* [WHAT YOU NEED TO DO]
From the listing below, pull each line that includes "this".

### PROVIDED RECORDS ###

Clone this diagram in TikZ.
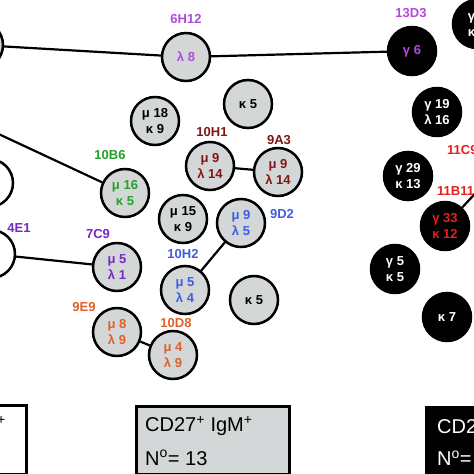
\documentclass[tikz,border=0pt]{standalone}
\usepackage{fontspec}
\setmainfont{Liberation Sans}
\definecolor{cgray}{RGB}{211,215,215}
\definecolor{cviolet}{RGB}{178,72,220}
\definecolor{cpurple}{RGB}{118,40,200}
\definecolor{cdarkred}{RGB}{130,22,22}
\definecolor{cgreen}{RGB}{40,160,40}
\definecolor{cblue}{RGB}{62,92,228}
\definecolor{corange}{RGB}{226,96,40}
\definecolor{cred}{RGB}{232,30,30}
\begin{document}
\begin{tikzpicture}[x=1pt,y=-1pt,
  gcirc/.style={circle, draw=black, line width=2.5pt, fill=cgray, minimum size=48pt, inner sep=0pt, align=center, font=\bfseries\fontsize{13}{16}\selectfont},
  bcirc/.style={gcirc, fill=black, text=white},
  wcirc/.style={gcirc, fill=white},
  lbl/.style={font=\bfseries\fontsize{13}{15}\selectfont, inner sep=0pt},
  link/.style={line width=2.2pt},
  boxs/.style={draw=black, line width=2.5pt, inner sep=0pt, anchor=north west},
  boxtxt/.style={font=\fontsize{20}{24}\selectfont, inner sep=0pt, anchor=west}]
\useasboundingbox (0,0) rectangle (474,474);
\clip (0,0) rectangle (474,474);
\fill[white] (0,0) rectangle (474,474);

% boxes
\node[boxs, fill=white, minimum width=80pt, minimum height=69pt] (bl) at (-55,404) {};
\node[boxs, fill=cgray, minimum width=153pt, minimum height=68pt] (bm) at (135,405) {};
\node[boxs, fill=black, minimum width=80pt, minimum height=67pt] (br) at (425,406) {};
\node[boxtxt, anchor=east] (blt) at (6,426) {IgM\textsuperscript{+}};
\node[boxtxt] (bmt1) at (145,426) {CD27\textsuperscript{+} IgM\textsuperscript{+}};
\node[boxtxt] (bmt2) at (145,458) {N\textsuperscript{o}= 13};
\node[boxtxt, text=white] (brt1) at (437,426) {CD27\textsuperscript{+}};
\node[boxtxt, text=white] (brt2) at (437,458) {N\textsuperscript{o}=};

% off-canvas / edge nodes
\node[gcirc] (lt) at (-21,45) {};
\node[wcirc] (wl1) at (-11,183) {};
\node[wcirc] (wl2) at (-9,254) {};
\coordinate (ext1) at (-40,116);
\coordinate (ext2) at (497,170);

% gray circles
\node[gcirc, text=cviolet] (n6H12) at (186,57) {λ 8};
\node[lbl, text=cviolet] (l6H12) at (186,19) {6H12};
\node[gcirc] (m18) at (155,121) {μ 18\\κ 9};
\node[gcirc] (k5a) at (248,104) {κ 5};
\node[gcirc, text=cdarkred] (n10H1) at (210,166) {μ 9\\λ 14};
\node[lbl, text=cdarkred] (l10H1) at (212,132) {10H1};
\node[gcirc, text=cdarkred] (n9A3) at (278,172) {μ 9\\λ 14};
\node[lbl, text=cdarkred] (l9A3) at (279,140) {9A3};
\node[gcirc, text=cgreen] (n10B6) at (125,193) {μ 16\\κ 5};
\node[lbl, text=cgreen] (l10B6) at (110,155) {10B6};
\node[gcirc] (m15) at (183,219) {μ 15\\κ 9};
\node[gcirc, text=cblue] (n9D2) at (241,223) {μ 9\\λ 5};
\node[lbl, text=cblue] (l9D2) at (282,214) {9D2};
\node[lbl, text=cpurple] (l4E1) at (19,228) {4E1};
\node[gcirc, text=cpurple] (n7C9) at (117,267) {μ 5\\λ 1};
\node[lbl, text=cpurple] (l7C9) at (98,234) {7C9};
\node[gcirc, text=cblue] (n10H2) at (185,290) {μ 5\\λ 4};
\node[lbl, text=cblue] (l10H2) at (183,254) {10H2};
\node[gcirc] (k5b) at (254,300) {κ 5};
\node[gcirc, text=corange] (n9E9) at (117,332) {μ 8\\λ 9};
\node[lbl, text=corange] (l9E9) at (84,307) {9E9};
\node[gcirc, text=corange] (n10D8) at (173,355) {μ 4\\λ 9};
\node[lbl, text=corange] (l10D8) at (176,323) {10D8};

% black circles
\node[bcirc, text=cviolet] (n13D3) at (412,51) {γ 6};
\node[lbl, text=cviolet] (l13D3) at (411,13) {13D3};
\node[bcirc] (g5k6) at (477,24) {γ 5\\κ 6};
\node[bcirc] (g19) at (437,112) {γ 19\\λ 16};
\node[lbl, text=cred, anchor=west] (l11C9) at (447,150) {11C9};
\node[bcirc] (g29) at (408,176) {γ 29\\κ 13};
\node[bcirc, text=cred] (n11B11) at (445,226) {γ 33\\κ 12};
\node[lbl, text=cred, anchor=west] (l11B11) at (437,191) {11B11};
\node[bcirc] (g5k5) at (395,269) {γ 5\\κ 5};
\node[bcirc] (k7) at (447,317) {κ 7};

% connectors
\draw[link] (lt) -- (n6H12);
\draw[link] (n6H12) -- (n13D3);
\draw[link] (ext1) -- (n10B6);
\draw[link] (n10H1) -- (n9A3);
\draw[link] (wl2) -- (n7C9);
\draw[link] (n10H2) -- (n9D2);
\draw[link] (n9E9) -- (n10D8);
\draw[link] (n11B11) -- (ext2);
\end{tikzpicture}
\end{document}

###
### PROVIDED RECORDS ###

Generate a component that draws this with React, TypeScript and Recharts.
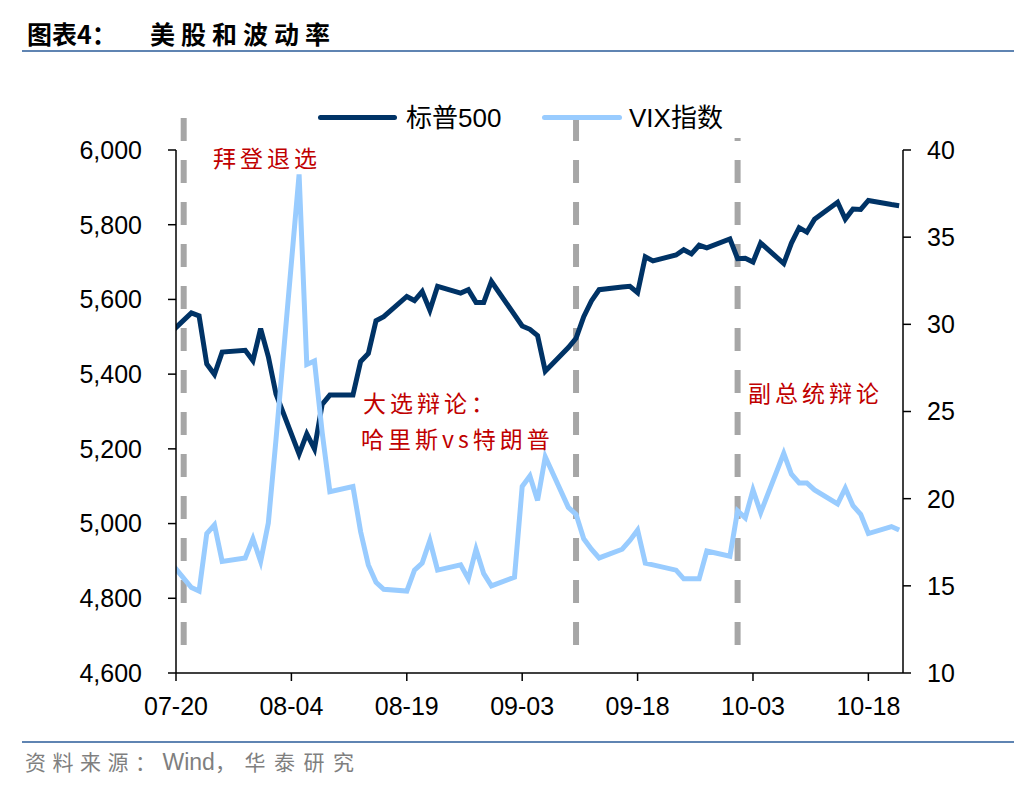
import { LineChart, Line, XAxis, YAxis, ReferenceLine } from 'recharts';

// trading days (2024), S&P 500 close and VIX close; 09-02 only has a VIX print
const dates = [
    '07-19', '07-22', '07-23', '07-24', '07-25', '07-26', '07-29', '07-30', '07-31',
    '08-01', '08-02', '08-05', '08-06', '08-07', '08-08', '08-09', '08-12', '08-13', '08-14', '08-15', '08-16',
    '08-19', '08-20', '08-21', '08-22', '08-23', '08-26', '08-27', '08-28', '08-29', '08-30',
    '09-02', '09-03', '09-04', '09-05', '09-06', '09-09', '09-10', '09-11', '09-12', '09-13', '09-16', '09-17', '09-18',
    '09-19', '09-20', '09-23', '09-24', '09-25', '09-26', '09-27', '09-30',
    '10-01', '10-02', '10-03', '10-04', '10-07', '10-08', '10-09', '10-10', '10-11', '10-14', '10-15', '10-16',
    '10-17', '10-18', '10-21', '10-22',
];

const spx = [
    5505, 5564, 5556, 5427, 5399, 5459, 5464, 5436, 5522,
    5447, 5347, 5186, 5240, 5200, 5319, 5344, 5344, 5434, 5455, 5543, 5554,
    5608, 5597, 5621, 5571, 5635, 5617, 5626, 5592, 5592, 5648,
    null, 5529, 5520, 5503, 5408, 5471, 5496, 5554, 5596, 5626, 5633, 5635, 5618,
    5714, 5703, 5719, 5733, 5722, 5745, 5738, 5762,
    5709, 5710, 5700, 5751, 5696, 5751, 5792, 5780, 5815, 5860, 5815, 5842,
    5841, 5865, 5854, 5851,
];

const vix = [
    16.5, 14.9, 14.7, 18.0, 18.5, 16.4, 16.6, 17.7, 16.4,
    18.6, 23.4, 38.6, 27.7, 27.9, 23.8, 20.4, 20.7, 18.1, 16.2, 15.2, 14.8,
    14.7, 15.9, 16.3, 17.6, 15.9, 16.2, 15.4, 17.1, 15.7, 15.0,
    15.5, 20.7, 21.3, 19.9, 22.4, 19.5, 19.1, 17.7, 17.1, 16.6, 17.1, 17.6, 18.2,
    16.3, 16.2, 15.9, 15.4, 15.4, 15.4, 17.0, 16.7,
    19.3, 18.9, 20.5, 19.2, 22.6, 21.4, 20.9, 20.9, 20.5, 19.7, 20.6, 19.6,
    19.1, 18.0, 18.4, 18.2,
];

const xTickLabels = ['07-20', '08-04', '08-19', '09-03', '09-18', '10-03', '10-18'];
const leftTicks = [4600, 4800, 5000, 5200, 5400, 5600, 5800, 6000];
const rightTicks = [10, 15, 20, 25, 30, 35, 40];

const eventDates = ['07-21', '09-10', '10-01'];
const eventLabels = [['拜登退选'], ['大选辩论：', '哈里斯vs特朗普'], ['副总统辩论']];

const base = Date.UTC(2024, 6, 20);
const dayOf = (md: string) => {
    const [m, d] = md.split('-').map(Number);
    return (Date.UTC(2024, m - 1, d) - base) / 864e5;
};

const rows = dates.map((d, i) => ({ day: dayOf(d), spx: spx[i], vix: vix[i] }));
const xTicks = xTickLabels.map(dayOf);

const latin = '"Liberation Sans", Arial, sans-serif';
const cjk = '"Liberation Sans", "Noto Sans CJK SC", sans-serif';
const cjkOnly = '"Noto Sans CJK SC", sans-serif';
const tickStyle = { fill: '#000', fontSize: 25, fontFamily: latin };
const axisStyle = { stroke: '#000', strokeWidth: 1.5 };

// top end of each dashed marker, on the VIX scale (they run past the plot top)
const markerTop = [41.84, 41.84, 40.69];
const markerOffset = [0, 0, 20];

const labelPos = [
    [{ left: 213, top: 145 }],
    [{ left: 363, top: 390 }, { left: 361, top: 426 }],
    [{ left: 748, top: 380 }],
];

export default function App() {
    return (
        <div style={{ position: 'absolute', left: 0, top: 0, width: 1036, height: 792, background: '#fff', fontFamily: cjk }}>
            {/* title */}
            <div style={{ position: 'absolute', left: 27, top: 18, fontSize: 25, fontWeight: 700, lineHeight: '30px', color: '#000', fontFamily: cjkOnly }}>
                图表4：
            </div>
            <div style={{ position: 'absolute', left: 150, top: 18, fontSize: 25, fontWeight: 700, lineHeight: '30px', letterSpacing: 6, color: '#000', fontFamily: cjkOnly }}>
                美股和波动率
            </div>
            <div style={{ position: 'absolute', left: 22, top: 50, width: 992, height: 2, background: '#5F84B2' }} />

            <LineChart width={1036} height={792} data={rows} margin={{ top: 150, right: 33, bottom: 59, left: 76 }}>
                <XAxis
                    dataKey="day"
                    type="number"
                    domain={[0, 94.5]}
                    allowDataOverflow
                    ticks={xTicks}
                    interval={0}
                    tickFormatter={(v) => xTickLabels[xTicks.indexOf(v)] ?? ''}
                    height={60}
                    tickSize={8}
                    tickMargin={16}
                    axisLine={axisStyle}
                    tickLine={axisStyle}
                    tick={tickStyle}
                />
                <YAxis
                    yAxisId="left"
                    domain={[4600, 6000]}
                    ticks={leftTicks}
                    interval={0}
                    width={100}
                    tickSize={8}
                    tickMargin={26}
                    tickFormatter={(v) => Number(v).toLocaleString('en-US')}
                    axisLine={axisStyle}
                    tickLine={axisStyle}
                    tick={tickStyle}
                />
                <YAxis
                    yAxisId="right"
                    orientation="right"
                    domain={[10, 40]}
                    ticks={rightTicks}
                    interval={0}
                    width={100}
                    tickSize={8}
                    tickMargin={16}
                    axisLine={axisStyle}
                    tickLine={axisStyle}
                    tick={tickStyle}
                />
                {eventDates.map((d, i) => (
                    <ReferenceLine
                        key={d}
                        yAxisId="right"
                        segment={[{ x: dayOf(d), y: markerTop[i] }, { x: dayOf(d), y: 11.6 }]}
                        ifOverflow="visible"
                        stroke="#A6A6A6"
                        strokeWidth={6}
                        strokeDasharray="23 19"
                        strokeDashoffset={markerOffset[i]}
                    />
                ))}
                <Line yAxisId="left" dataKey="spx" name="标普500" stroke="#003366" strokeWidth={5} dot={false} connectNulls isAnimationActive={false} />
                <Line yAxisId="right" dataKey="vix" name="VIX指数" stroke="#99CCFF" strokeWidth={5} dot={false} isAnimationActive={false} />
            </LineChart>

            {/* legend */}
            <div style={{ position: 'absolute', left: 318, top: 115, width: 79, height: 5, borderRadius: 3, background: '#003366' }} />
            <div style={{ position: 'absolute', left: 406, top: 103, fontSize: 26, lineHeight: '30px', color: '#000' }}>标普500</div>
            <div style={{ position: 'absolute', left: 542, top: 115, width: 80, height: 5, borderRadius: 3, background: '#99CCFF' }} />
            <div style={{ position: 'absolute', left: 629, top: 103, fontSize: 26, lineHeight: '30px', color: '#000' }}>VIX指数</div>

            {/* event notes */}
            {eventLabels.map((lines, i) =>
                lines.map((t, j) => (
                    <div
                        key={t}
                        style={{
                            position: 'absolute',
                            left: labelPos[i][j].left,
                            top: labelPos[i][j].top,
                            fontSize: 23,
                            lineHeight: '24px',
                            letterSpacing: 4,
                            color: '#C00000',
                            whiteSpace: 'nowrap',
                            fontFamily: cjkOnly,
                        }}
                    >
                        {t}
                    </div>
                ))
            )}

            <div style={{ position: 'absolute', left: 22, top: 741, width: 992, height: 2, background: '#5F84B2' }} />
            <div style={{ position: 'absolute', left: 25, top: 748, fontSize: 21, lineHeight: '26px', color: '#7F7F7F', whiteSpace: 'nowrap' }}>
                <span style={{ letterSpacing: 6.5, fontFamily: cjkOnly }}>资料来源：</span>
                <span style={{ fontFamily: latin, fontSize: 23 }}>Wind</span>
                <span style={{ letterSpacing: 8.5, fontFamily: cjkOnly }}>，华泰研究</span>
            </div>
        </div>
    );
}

###

* [EXERCISE RESPONSE]
Clone this diagram in TikZ.
Generate a component that draws this with React, TypeScript and Recharts.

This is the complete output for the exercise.